Oh, you! Such a trickster!

bean-oh-you

4 Likes

And, of course, one of the biggest genres in gaming (but it’s considered casual so the “git gud” crowd don’t encounter it) features almost nothing but female protagonists - because the audience for hidden object games is predominantly middle-aged women.

9 Likes

My wife and I love playing these together. It’s difficult for me to get her interested in other genres of games though; apart from “casual” games, like match-3s, or some puzzle games, but those aren’t often games we can play cooperatively.

We raised both of our daughters to be gamers.

Fingers crossed this toxic gaming culture crap will die out in time.

9 Likes

@Melz2

“Brace Yourselves”

Wheeeeee!

Industry data showed that the number one game-buying demographic was middle-aged women, years ago. They were buying way more games than young men. That was not including/before online game subscriptions and money spent in free-to-play dominated casual games that are also heavily tilted towards female player numbers. The “not real game” distinction happened even before the toxic eruptions of misogyny like germergoat, for the same reason.
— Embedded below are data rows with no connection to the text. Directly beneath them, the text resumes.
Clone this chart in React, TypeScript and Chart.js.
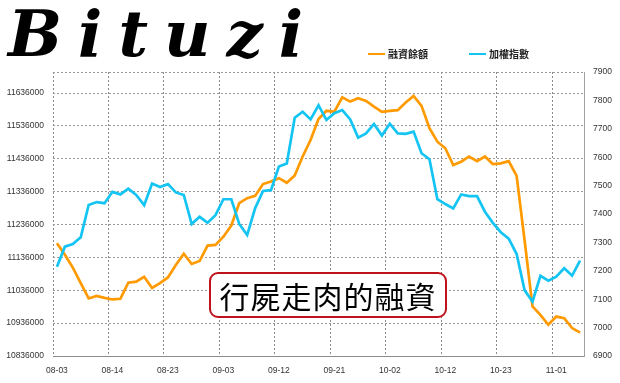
import React, { useEffect, useRef } from 'react';
import { Chart, registerables } from 'chart.js';

Chart.register(...registerables);

const dates = [
  '08-03', '08-06', '08-07', '08-08', '08-09', '08-10', '08-13', '08-14', '08-15', '08-16',
  '08-17', '08-20', '08-21', '08-22', '08-23', '08-24', '08-27', '08-28', '08-29', '08-30',
  '08-31', '09-03', '09-04', '09-05', '09-06', '09-07', '09-10', '09-11', '09-12', '09-13',
  '09-14', '09-17', '09-18', '09-19', '09-20', '09-21', '09-24', '09-25', '09-26', '09-27',
  '09-28', '10-01', '10-02', '10-03', '10-04', '10-05', '10-08', '10-09', '10-11', '10-12',
  '10-15', '10-16', '10-17', '10-18', '10-19', '10-22', '10-23', '10-24', '10-25', '10-26',
  '10-29', '10-30', '10-31', '11-01', '11-02', '11-05', '11-06',
];

// 融資餘額 (left axis)
const marginBalance = [
  11179000, 11144000, 11105000, 11058000, 11011000, 11019000, 11013000, 11008000, 11010000, 11059000,
  11062000, 11077000, 11043000, 11058000, 11075000, 11113000, 11147000, 11116000, 11125000, 11172000,
  11174000, 11199000, 11233000, 11301000, 11316000, 11323000, 11359000, 11367000, 11377000, 11363000,
  11385000, 11443000, 11493000, 11557000, 11582000, 11579000, 11623000, 11610000, 11620000, 11612000,
  11595000, 11579000, 11582000, 11584000, 11607000, 11627000, 11597000, 11529000, 11488000, 11468000,
  11417000, 11427000, 11443000, 11429000, 11443000, 11420000, 11422000, 11429000, 11384000, 11189000,
  10987000, 10961000, 10931000, 10956000, 10951000, 10921000, 10907000,
];

// 加權指數 (right axis)
const taiex = [
  7214, 7285, 7294, 7318, 7432, 7442, 7438, 7478, 7469, 7489,
  7467, 7431, 7507, 7495, 7505, 7476, 7467, 7365, 7390, 7369,
  7396, 7452, 7452, 7365, 7326, 7420, 7481, 7484, 7567, 7578,
  7739, 7760, 7733, 7783, 7731, 7755, 7766, 7733, 7669, 7684,
  7717, 7676, 7718, 7684, 7682, 7690, 7614, 7593, 7452, 7435,
  7420, 7469, 7463, 7463, 7408, 7369, 7336, 7313, 7259, 7132,
  7091, 7182, 7165, 7179, 7209, 7183, 7236,
];

const leftTicks = [
  10836000, 10936000, 11036000, 11136000, 11236000, 11336000, 11436000, 11536000, 11636000,
];
const leftMin = 10836000;
const leftMax = 11700000;
const rightMin = 6900;
const rightMax = 7900;
const rightStep = 100;
const labelEvery = 7;

const seriesNames = ['融資餘額', '加權指數'];
const seriesColors = ['#FF9A00', '#14C4F2'];

const tickFont = { family: '"Liberation Sans", Arial, sans-serif', size: 8.5 };

export default function App() {
  const ref = useRef<HTMLCanvasElement | null>(null);

  useEffect(() => {
    document.body.style.margin = '0';
    const canvas = ref.current;
    if (!canvas) return;
    const chart = new Chart(canvas, {
      type: 'line',
      data: {
        labels: dates,
        datasets: [
          {
            label: seriesNames[0],
            data: marginBalance,
            yAxisID: 'y',
            borderColor: seriesColors[0],
            backgroundColor: seriesColors[0],
            borderWidth: 2.7,
            pointRadius: 0,
            tension: 0,
            order: 2,
          },
          {
            label: seriesNames[1],
            data: taiex,
            yAxisID: 'y1',
            borderColor: seriesColors[1],
            backgroundColor: seriesColors[1],
            borderWidth: 2.7,
            pointRadius: 0,
            tension: 0,
            order: 1,
          },
        ],
      },
      options: {
        responsive: false,
        animation: false,
        layout: { padding: { top: 72, left: 0, right: 0, bottom: 0 } },
        plugins: { legend: { display: false }, tooltip: { enabled: false } },
        scales: {
          x: {
            type: 'category',
            offset: true,
            afterFit: (s: any) => { s.height = 27; },
            grid: {
              offset: true,
              drawTicks: false,
              color: (ctx: any) => (ctx.index % labelEvery === 0 ? '#8a8a8a' : 'rgba(0,0,0,0)'),
              lineWidth: 1,
            },
            border: { display: true, color: '#8c8c8c', width: 1, dash: [2, 2] },
            ticks: {
              autoSkip: false,
              maxRotation: 0,
              padding: 10,
              color: '#333',
              font: tickFont,
              callback: (_v: any, i: number) => (i % labelEvery === 0 ? dates[i] : ''),
            },
          },
          y: {
            position: 'left',
            min: leftMin,
            max: leftMax,
            afterFit: (s: any) => { s.width = 53; },
            afterBuildTicks: (s: any) => {
              s.ticks = [...leftTicks, leftMax].map((v) => ({ value: v }));
            },
            grid: { drawTicks: false, color: '#9a9a9a', lineWidth: 1 },
            border: { display: false, dash: [2, 2] },
            ticks: {
              padding: 9,
              color: '#333',
              font: tickFont,
              callback: (v: any) => (leftTicks.includes(Number(v)) ? String(v) : ''),
            },
          },
          y1: {
            position: 'right',
            min: rightMin,
            max: rightMax,
            afterFit: (s: any) => { s.width = 36; },
            grid: { display: false, drawTicks: false },
            border: { display: true, color: '#a0a0a0', width: 1 },
            ticks: {
              stepSize: rightStep,
              padding: 9,
              color: '#333',
              font: tickFont,
              callback: (v: any) => String(v),
            },
          },
        },
      },
    });
    return () => chart.destroy();
  }, []);

  return (
    <div style={{ position: 'relative', width: 620, height: 383, background: '#fff', overflow: 'hidden' }}>
      <canvas ref={ref} width={620} height={383} style={{ position: 'absolute', left: 0, top: 0 }} />
      <div
        style={{
          position: 'absolute',
          left: 8,
          top: -6,
          font: 'italic bold 64px "DejaVu Serif", serif',
          letterSpacing: 16,
          color: '#000',
          lineHeight: '80px',
        }}
      >
        Bituzi
      </div>
      <div
        style={{
          position: 'absolute',
          left: 368,
          top: 46,
          display: 'flex',
          alignItems: 'center',
          font: 'bold 10px "Noto Sans CJK TC", sans-serif',
          color: '#222',
        }}
      >
        <span style={{ display: 'inline-block', width: 17, height: 2, background: seriesColors[0], marginRight: 3 }} />
        <span>{seriesNames[0]}</span>
        <span style={{ display: 'inline-block', width: 17, height: 2, background: seriesColors[1], marginLeft: 41, marginRight: 3 }} />
        <span>{seriesNames[1]}</span>
      </div>
      <div
        style={{
          position: 'absolute',
          left: 209,
          top: 272,
          width: 234,
          height: 42,
          border: '2px solid #C0121C',
          borderRadius: 9,
          background: '#fff',
          display: 'flex',
          alignItems: 'center',
          justifyContent: 'center',
          font: '30px "Noto Sans CJK TC", sans-serif',
          color: '#000',
          letterSpacing: 1,
        }}
      >
        行屍走肉的融資
      </div>
    </div>
  );
}
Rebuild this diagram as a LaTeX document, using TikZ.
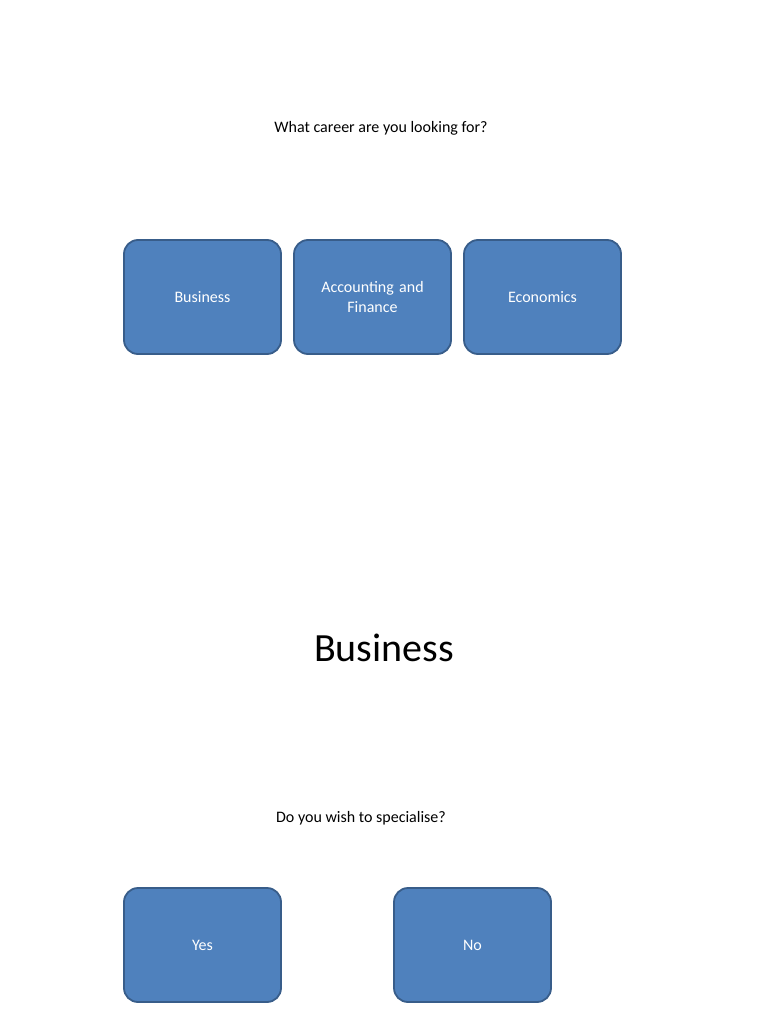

Baby-men (and baby-boys) were upset that they didn’t actually represent “gamers.” The idea that the game industry might start to look like gamers was terrifying to them.

17 Likes

What I find odd about the whole affair is not that there are ample supplies of awful people; but that so many of them are motivated to fight over territory that can be manufactured in essentially arbitrary quantity, to spec(because it’s virtual in whatever games studios suspect will sell); and which is designed to be intrinsically entertaining just to occupy (because it’s a game; and being no fun would seem to hurt sales).

It’s not a pleasant spectacle; but when you see people meatgrinding over a chunk of territory that has the misfortune to be sacred to several mutually contradictory religions; or possessing juicy mineral concessions; there’s an answer to “why can’t we all just get along?”: those are fairly straightforward scarcity situations with room to go particularly negative sum if things drag on; but not a lot of room for positive-sum outcomes.

In this case, though, you have (nontrivial quantities) of l33t gamer dudes who are spending lots of time not playing the (numerous, high production value, reliably big-selling) games carefully pitched just to them in favor of spending time harassing people over a resource that is both supplied to them in abundance and not obviously limited in any serious way.

20 Likes

Yeah, me too. I’m not holding my breath because there’s a precedent, seems to me. Science fiction fandom was an insular male-dominated activity in the early 20th century, with few women participating. That slowly changed as the decades wore on, and now its generally very accepting of everyone. But then just a few years ago we had the Hugo Awards fiasco, with the Sad/Rabid Puppies essentially whining about not enough awards being given to people of their persuasion (gender, style, politics, race, etc.).

11 Likes

Yeah, it’s one of the ironies - they’re fighting over an expanding territory, where the claims they’ve staked out have, if anything, gotten bigger. It’s not like they were even claiming that fewer of “their types” of games were being made to make room for other types. (Because, as you say, the industry is making what sells, and as long as the demand is there…*) It’s just about the fear that women would get into the game industry and start making different things that they wouldn’t like. Their whole sense of self and the way they derive self-esteem is based on being “good” and knowledgeable at “games.” They were essentially fearing that their corner of games would become devalued in this new, larger, more diverse gaming space and - horror of horrors - some women might actually better at “their” games than they were.

(*The one area where this becomes complicated is with AAA games. With ever-increasing budgets, at some point AAA games couldn’t keep being made without growing the audience. By, you know, appealing to broader demographics. But these are games that just wouldn’t get made at all otherwise. Lower-budget games that match previous AAA quality still get made for smaller target audiences, of course, and AAA games haven’t actually even changed all that much - yet, anyways.)